Fundamental features of AlCl(4)(−)-/AlCl(4)-graphite intercalation compounds of aluminum-ion-based battery cathodes

Up to now, many guest atoms/molecules/ions have been successfully synthesized into graphite to form various compounds. For example, alkali-atom graphite intercalation compounds are verified to reveal stage-n structures, including LiC(6n) and LiM(8n) [M = K, Rb, and Cs; n = 1, 2, 3; 4]. On the other side, AlCl(4)(−)-ion/AlCl(4)-molecule compounds are found to show stage-4 and stage-3 structures at room and lower temperatures, respectively.
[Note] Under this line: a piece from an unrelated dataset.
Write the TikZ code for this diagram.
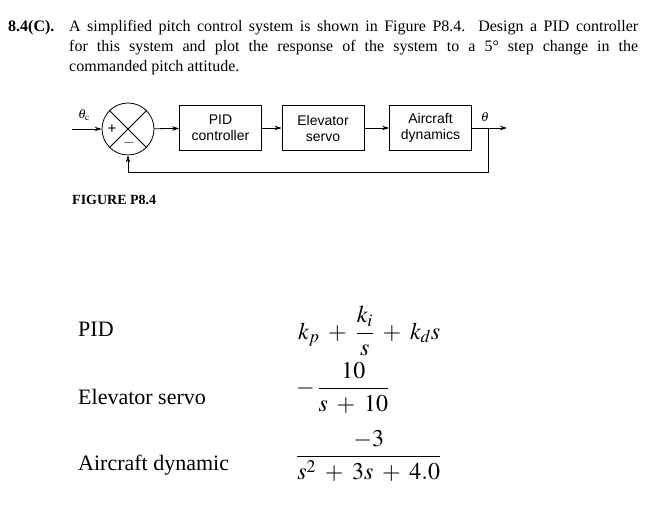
\documentclass[tikz,border=0pt]{standalone}
\usepackage{amsmath}
\usepackage{mathptmx}
\usepackage[no-math]{fontspec}
\setmainfont{Liberation Serif}
\newfontfamily\blk{Liberation Sans}
\usetikzlibrary{arrows.meta}
\newcommand{\pp}{\;+\;}
\begin{document}
\begin{tikzpicture}[x=1pt,y=-1pt,
  blkbox/.style={draw,line width=0.8pt,minimum width=82pt,minimum height=45pt,align=center,font=\blk\fontsize{14}{16}\selectfont,inner sep=1pt},
  sig/.style={-{Stealth[length=7pt,width=4.5pt]},line width=0.8pt},
  hdr/.style={anchor=base west,inner sep=0pt,font=\fontsize{16}{18}\selectfont},
  big/.style={anchor=base west,inner sep=0pt,font=\fontsize{22}{24}\selectfont},
  eqn/.style={anchor=west,inner sep=0pt,font=\fontsize{24}{26}\selectfont}]
\useasboundingbox (0,0) rectangle (648,510);
% header
\node[hdr] (h0) at (8,32) {\textbf{8.4(C).}};
\node[hdr] (h1) at (69,32) {\makebox[569pt][s]{A simplified pitch control system is shown in Figure P8.4. Design a PID controller}};
\node[hdr] (h2) at (69,52) {\makebox[569pt][s]{for this system and plot the response of the system to a 5\textdegree{} step change in the}};
\node[hdr] (h3) at (69,72) {commanded pitch attitude.};
% block diagram
\node[draw,circle,line width=0.8pt,minimum size=52pt,inner sep=0pt] (sum) at (128,129) {};
\draw[line width=0.8pt] (sum.45) -- (sum.225) (sum.135) -- (sum.315);
\node[font=\blk\fontsize{15}{15}\selectfont] (plus) at (112,129) {+};
\node[font=\blk\fontsize{15}{15}\selectfont] (minus) at (129,143) {$-$};
\node[blkbox] (pid) at (220.5,128) {PID\\controller};
\node[blkbox] (ele) at (323,128) {Elevator\\servo};
\node[blkbox] (air) at (430.5,128) {Aircraft\\dynamics};
\coordinate (in) at (72,129);
\coordinate (out) at (507,128);
\coordinate (br) at (488,128);
\node[font=\fontsize{13}{13}\selectfont] (thc) at (84,115) {$\theta_{\mathrm c}$};
\node[font=\fontsize{13}{13}\selectfont] (th) at (485,117) {$\theta$};
\draw[sig] (in) -- (sum);
\draw[sig] (sum) -- (pid);
\draw[sig] (pid) -- (ele);
\draw[sig] (ele) -- (air);
\draw[sig] (air) -- (out);
\draw[sig] (br) -- (488,172) -- (128,172) -- (sum.south);
\node[anchor=base west,inner sep=0pt,font=\bfseries\fontsize{14}{14}\selectfont] (fig) at (72,205) {FIGURE P8.4};
% transfer functions
\node[big] (l1) at (78,337) {PID};
\node[big] (l2) at (78,405) {Elevator servo};
\node[big] (l3) at (78,470) {Aircraft dynamic};
\node[eqn] (e1) at (298,331) {$k_p\pp\dfrac{k_i}{s}\pp k_d s$};
\node[eqn] (e2) at (296,388) {$-\,\dfrac{\;10\;}{s\pp 10}$};
\node[eqn] (e3) at (296,456) {$\dfrac{-3}{s^2\pp 3s\pp 4.0}$};
\end{tikzpicture}
\end{document}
Stage-1 and stage-2 configurations, with the higher intercalant concentrations, cannot be synthesized in experimental laboratories. This might arise from the fact that it is quite difficult to build periodical arrangements along the longitudinal z and transverse directions simultaneously for large ions or molecules. Our work is mainly focused on stage-1 and stage-2 systems in terms of geometric and electronic properties. The critical features, being associated with the atom-dominated energy spectra and wave functions within the specific energy ranges, the active multi-orbital hybridization in distinct chemical bonds, and atom- & orbital-decomposed van Hove singularities, will be thoroughly clarified by the delicate simulations and analyses.